Public Rights vs. Private Rights
The court’s reasoning underscored the distinction between “public rights” and “private rights” claims, which is pivotal in determining the authority of bankruptcy courts. In the context of the case, the fraudulent conveyance claims presented by the Trustee were classified as private rights because they originated from state law and existed independently of the bankruptcy proceedings. This classification was critical because, according to Stern v. Marshall, only Article III courts can resolve such private rights claims. The District Court reiterated that the claims sought to increase the bankruptcy estate for the benefit of creditors, aligning with the definition of private rights as established in prior Supreme Court rulings.
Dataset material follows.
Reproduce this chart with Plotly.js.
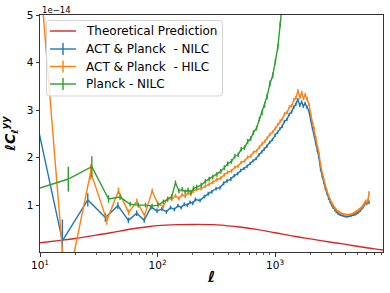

The court highlighted that the underlying nature of the claims, rooted in common law, necessitated adjudication by an Article III court to uphold constitutional principles.
Implications of the Court’s Decision
The implications of the U.S. District Court's decision were significant for the handling of similar cases in bankruptcy proceedings. By affirming that only an Article III court could issue final judgments on private rights claims, the court reinforced the constitutional boundaries regarding the authority of bankruptcy courts. This ruling potentially affected the manner in which bankruptcy courts processed claims involving state law, as it necessitated a careful consideration of constitutional authority in future cases. The decision indicated that even at preliminary stages, such as motions to dismiss, the jurisdictional authority of the bankruptcy court could be questioned, emphasizing constitutional adherence in all stages of litigation. Consequently, the ruling not only guided the specific case at hand but also provided a framework for future cases involving the intersection of bankruptcy law and constitutional authority.
Efficiency and Judicial Economy
The U.S. District Court’s decision to retain the Bankruptcy Court’s role in issuing reports and recommendations was rooted in considerations of judicial efficiency and economy. The court recognized that the Bankruptcy Court had already dedicated significant time and resources to the adversary proceeding and was well-acquainted with its complexities. By allowing the Bankruptcy Court to continue its involvement, the District Court aimed to streamline the proceedings and minimize delays that could arise from conducting a complete retrial in the District Court. The court noted that this approach would ultimately save time for both the court and the parties involved, as the Bankruptcy Court's insights could facilitate a more informed review of the issues presented. The decision to not withdraw the reference entirely reflected a pragmatic approach to managing the adjudication process within the constraints set forth by Stern v. Marshall.